The Almighty Routing Tree

At the heart of Alertmanager is the route tree, defined in your alertmanager.yml file. Think of it as a flowchart for your alerts. Every alert starts at the root route, and it trickles down through the tree, getting matched against properties like alertname, severity, or any custom label you’ve added. The first route that matches wins.
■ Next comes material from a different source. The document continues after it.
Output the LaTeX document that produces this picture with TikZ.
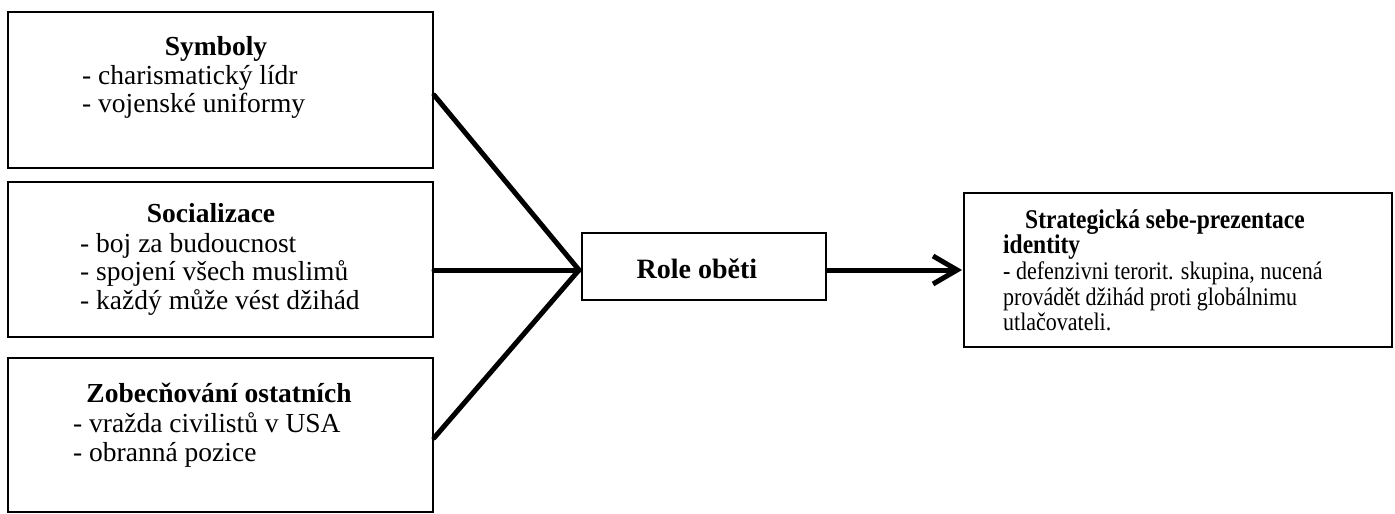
\documentclass[tikz,border=0pt]{standalone}
\usepackage{fontspec}
\setmainfont{Liberation Serif}
\usetikzlibrary{arrows.meta}
\newcommand{\vstr}[1]{\scalebox{1}[1.15]{#1}}
\begin{document}
\begin{tikzpicture}[x=1pt,y=-1pt,
  box/.style={draw, line width=2pt, inner sep=0pt, fill=white},
  conn/.style={line width=5pt, line cap=round, line join=round},
  item/.style={anchor=base west, inner sep=0pt, font=\fontsize{27.5}{30}\selectfont},
  ttl/.style={anchor=base, inner sep=0pt, font=\fontsize{27.5}{30}\selectfont\bfseries},
  ritem/.style={anchor=base west, inner sep=0pt, font=\fontsize{22}{24}\selectfont},
  rttl/.style={anchor=base west, inner sep=0pt, font=\fontsize{23.5}{26}\selectfont\bfseries}]
\useasboundingbox (0,0) rectangle (1395,514);
\fill[white] (0,0) rectangle (1395,514);
% boxes
\node[box, minimum width=425pt, minimum height=156pt] (b1) at (220.5,90) {};
\node[box, minimum width=425pt, minimum height=155pt] (b2) at (220.5,259.5) {};
\node[box, minimum width=425pt, minimum height=154pt] (b3) at (220.5,435) {};
\node[box, minimum width=244pt, minimum height=67pt] (role) at (704,266.5) {};
\node[box, minimum width=428pt, minimum height=154pt] (rb) at (1178,270) {};
% texts box 1
\node[ttl] (t1) at (216,55) {Symboly};
\node[item] (t1a) at (82,84) {- charismatický lídr};
\node[item] (t1b) at (82,112) {- vojenské uniformy};
% box 2
\node[ttl] (t2) at (211,222) {Socializace};
\node[item] (t2a) at (80,252) {- boj za budoucnost};
\node[item] (t2b) at (80,280) {- spojení všech muslimů};
\node[item] (t2c) at (80,309) {- každý může vést džihád};
% box 3
\node[ttl] (t3) at (219,402) {Zobecňování ostatních};
\node[item] (t3a) at (73,432) {- vražda civilistů v USA};
\node[item] (t3b) at (73,461) {- obranná pozice};
% role
\node[anchor=base, inner sep=0pt, font=\fontsize{28}{30}\selectfont\bfseries] (tr) at (697,278) {Role oběti};
% right box
\node[rttl] (r1) at (1025,228) {\vstr{Strategická sebe-prezentace}};
\node[rttl] (r2) at (1003,253) {\vstr{identity}};
\node[ritem] (r3) at (1003,279) {\vstr{- defenzivni terorit. skupina, nucená}};
\node[ritem] (r4) at (1003,305) {\vstr{provádět džihád proti globálnimu}};
\node[ritem] (r5) at (1003,330) {\vstr{utlačovateli.}};
% connectors
\coordinate (j) at ([xshift=-2pt,yshift=-3.5pt]role.west);
\draw[conn] ([yshift=-5pt]b1.east) -- (j);
\draw[conn] ([yshift=-10.5pt]b2.east) -- (j);
\draw[conn] ([yshift=-3pt]b3.east) -- (j);
\draw[conn, line cap=butt, -{Straight Barb[length=24pt,width=28pt,line width=5pt]}] (role.east |- rb.west) -- ([xshift=-1pt]rb.west);
\end{tikzpicture}
\end{document}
Why a tree? Because it’s incredibly efficient and lets you build complex routing logic from simple, nested rules. You set your default, catch-all policies at the root, and then you carve out more specific exceptions as you go deeper. Here’s a basic but functional example:

route:
  receiver: 'default-team-email'
  group_by: ['alertname', 'cluster']
  group_wait: 30s
  group_interval: 5m
  repeat_interval: 4h

  routes:
    - matchers:
        - name: severity
          value: page
      receiver: 'oncall-pagerduty'
      repeat_interval: 1h # Page me every hour until it's fixed, thanks.

    - matchers:
        - name: team
          value: frontend
      receiver: 'frontend-slack-channel'
      routes:
        - matchers:
            - name: alertname
              value: HighRequestLatency
          repeat_interval: 30m # Bug the frontend team more often about latency.
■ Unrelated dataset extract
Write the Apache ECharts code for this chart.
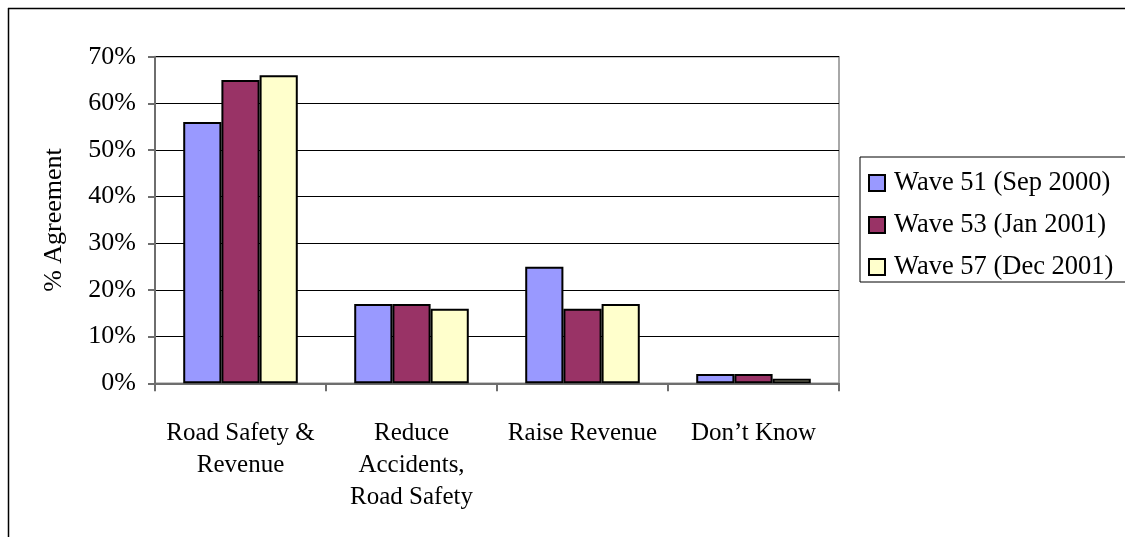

See what we did there? The root catches everything and sends it to email. But if an alert has severity="page", it immediately gets routed to PagerDuty instead. Then, we have a route for anything with team="frontend", which goes to Slack. Within that frontend branch, we have an even more specific rule for the HighRequestLatency alert that changes the repeat interval. The tree structure makes this hierarchy logical and maintainable. The most common pitfall here is putting a too-general route above a specific one and having it greedily catch everything. Order matters. Always put your most specific routes first.
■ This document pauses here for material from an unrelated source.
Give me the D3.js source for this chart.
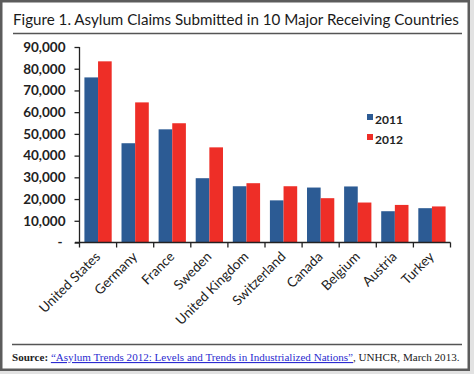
<!DOCTYPE html>
<head>
    <meta charset="utf-8">
    <title>Asylum Claims Submitted in 10 Major Receiving Countries</title>
    <style>
        body { margin: 0; background: #fff; }
        svg { display: block; }
    </style>
</head>
<body>

<svg width="474" height="374"></svg>

<script src="https://d3js.org/d3.v7.min.js"></script>

<script>

// data
var countries = ['United States', 'Germany', 'France', 'Sweden', 'United Kingdom',
    'Switzerland', 'Canada', 'Belgium', 'Austria', 'Turkey'];
var claims2011 = [76000, 45700, 52100, 29600, 25900, 19400, 25300, 25800, 14400, 15800];
var claims2012 = [83400, 64500, 54900, 43800, 27300, 25900, 20400, 18400, 17300, 16600];
var years = ['2011', '2012'];
var yTicks = [0, 10000, 20000, 30000, 40000, 50000, 60000, 70000, 80000, 90000];

var colors = { '2011': '#2c5b94', '2012': '#ee2e27' };
var sans = 'Lato, "Open Sans", sans-serif';

var svg = d3.select('svg');

// shrink a text's font until it fits a width
function fitWidth(sel, width) {
    var node = sel.node();
    var size = parseFloat(sel.style('font-size'));
    var len = node.getComputedTextLength();
    if (len > width) sel.style('font-size', (size * width / len) + 'px');
}

// outer frame
svg.append('rect')
    .attr('width', 474).attr('height', 374)
    .attr('fill', '#e2e2e2');
svg.append('rect')
    .attr('x', 1.25).attr('y', 1.25)
    .attr('width', 467.5).attr('height', 368.5)
    .attr('fill', '#fff')
    .attr('stroke', '#5c5c5c')
    .attr('stroke-width', 2.5);

// title
var title = svg.append('text')
    .attr('x', 13).attr('y', 25)
    .style('font-family', sans)
    .style('font-size', '17px')
    .attr('fill', '#1a1a1a')
    .text('Figure 1. Asylum Claims Submitted in 10 Major Receiving Countries');
fitWidth(title, 446);

svg.append('line')
    .attr('x1', 13).attr('x2', 462)
    .attr('y1', 33.5).attr('y2', 33.5)
    .attr('stroke', '#555').attr('stroke-width', 1.5);

var x0 = d3.scaleBand()
    .domain(countries)
    .range([79.5, 450.5])
    .paddingInner(0)
    .paddingOuter(0);

var x1 = d3.scaleBand()
    .domain(years)
    .range([0, x0.bandwidth()])
    .paddingOuter(0.36);

var y = d3.scaleLinear()
    .domain([0, 90000])
    .range([242.5, 47]);

var g = svg.append('g');

// bars
var rows = countries.map((c, i) => ({ country: c, values: [
    { year: '2011', value: claims2011[i] },
    { year: '2012', value: claims2012[i] }
] }));

var group = g.selectAll('.country')
    .data(rows)
    .enter().append('g')
        .attr('class', 'country')
        .attr('transform', d => `translate(${x0(d.country)},0)`);

group.selectAll('rect')
    .data(d => d.values)
    .enter().append('rect')
        .attr('x', d => x1(d.year))
        .attr('width', x1.bandwidth())
        .attr('y', d => y(d.value))
        .attr('height', d => y(0) - y(d.value))
        .attr('fill', d => colors[d.year]);

// y axis
var yAxis = d3.axisLeft(y)
    .tickValues(yTicks)
    .tickSize(5)
    .tickPadding(9)
    .tickFormat(d => d === 0 ? '-' : d3.format(',')(d));

var yg = svg.append('g')
    .attr('transform', 'translate(79.5,0)')
    .call(yAxis);
yg.select('.domain').attr('d', 'M0,47V242.5');
yg.selectAll('line').attr('stroke', '#222').attr('stroke-width', 1.3);
yg.selectAll('path').attr('stroke', '#222').attr('stroke-width', 1.3);
yg.selectAll('text')
    .style('font-family', sans)
    .style('font-size', '13.5px')
    .style('font-weight', 'bold')
    .attr('fill', '#222');
yg.selectAll('.tick')
    .filter(d => d === 0)
    .select('text')
    .attr('x', -17);

// x axis with ticks at band edges
var xg = svg.append('g');
xg.append('line')
    .attr('x1', 75).attr('x2', 450.5)
    .attr('y1', y(0)).attr('y2', y(0))
    .attr('stroke', '#222').attr('stroke-width', 1.3);
xg.selectAll('.xtick')
    .data(countries.concat(['end']))
    .enter().append('line')
        .attr('class', 'xtick')
        .attr('x1', (d, i) => x0.range()[0] + i * x0.bandwidth())
        .attr('x2', (d, i) => x0.range()[0] + i * x0.bandwidth())
        .attr('y1', y(0)).attr('y2', y(0) + 5)
        .attr('stroke', '#222').attr('stroke-width', 1.3);

xg.selectAll('.xlabel')
    .data(countries)
    .enter().append('text')
        .attr('class', 'xlabel')
        .attr('text-anchor', 'end')
        .style('font-family', sans)
        .style('font-size', '13.5px')
        .attr('fill', '#222')
        .attr('transform', d => `translate(${x0(d) + x0.bandwidth() / 2 + 3},${y(0) + 15}) rotate(-45)`)
        .text(d => d);

// legend
var legend = svg.append('g')
    .selectAll('g')
    .data(years)
    .enter().append('g')
        .attr('transform', (d, i) => `translate(367,${114 + i * 20})`);
legend.append('rect')
    .attr('width', 6).attr('height', 6)
    .attr('fill', d => colors[d]);
legend.append('text')
    .attr('x', 8).attr('y', 9.5)
    .style('font-family', sans)
    .style('font-size', '12px')
    .style('font-weight', 'bold')
    .attr('fill', '#222')
    .text(d => d);

// source
svg.append('line')
    .attr('x1', 12).attr('x2', 462)
    .attr('y1', 344.5).attr('y2', 344.5)
    .attr('stroke', '#555').attr('stroke-width', 1.5);

var src = svg.append('text')
    .attr('x', 12).attr('y', 361)
    .style('font-family', '"Liberation Serif", "DejaVu Serif", serif')
    .style('font-size', '12.5px')
    .attr('fill', '#222');
src.append('tspan').style('font-weight', 'bold').text('Source: ');
src.append('tspan')
    .attr('fill', '#2b2bd0')
    .style('text-decoration', 'underline')
    .text('\u201cAsylum Trends 2012: Levels and Trends in Industrialized Nations\u201d');
src.append('tspan').text(', UNHCR, March 2013.');
fitWidth(src, 448);

</script>

</body>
Silencing: For When You Know the Sky Isn’t Actually Falling

Let’s be honest. Sometimes you need to shut an alert up. You’re rebooting the entire database cluster. You know everything will be down for the next ten minutes. The last thing you need is a symphony of pagers going off. This is where silencers come in.

Silences are temporary muzzles you place on alerts that match a set of label matchers. You create them either through the Alertmanager web UI or its API. They are the correct way to handle planned outages, not just turning off alerts entirely.

The web UI is dead simple: you click “New Silence,” specify the labels (e.g., instance=~"db-.*", alertname="InstanceDown"), set a duration, and add a comment like “Database reboot, go back to sleep.” The key here is the comment. Always. Add. A Comment. Future-you, or your colleague at 3 AM, will have no idea why this critical silence exists, and they’ll be too scared to remove it. A good comment tells everyone this is a planned, temporary action.

The programmatic way is more powerful:

curl -X POST -H "Content-Type: application/json" \
  http://alertmanager:9093/api/v2/silences \
  -d '{
    "matchers": [
      { "name": "alertname", "value": "NodeNetworkDown", "isRegex": false },
      { "name": "zone", "value": "us-west-1a", "isRegex": false }
    ],
    "startsAt": "2023-10-26T19:00:00.000Z",
    "endsAt": "2023-10-26T21:00:00.000Z",
    "createdBy": "your-username",
    "comment": "Network hardware maintenance in us-west-1a"
  }'

The biggest “gotcha” with silences? They match on the labels on the alert itself, not the labels on the underlying metric. If your alert rule doesn’t attach a zone label, you can’t silence by it. This is why your alerting rules need to be richly labeled—it gives you the granularity to silence precisely without accidentally muting something important.

Inhibition: Stopping the Alert Cascade

Here’s a brilliantly absurd but common scenario: your entire AWS availability zone catches fire. You get a page for AZDown. Then you get a page for InstanceDown for every node in that AZ. Then you get a page for PodDown for every pod on those nodes. Then you get a page for HighErrorRate for every service those pods ran. Your pager melts. You cry.

Inhibition is how you stop this. It’s a rule that says, “If this high-severity alert is firing, automatically silence any other alerts that are consequentially related.” You configure this in your alertmanager.yml:

inhibit_rules:
  - source_matchers:
      - name: severity
        value: critical
    target_matchers:
      - name: severity
        value: warning
    equal: ['zone', 'cluster']

This rule reads: “If a critical alert fires, inhibit any warning alerts that have the same zone and cluster label values.” So when AZDown (severity: critical) fires, it automatically suppresses all those InstanceDown (severity: warning) alerts in the same zone, preventing the notification storm. It’s a brutal but necessary tool for keeping your alert volume sane during a real catastrophe. Use it judiciously; you don’t want to accidentally suppress a warning that’s actually the root cause.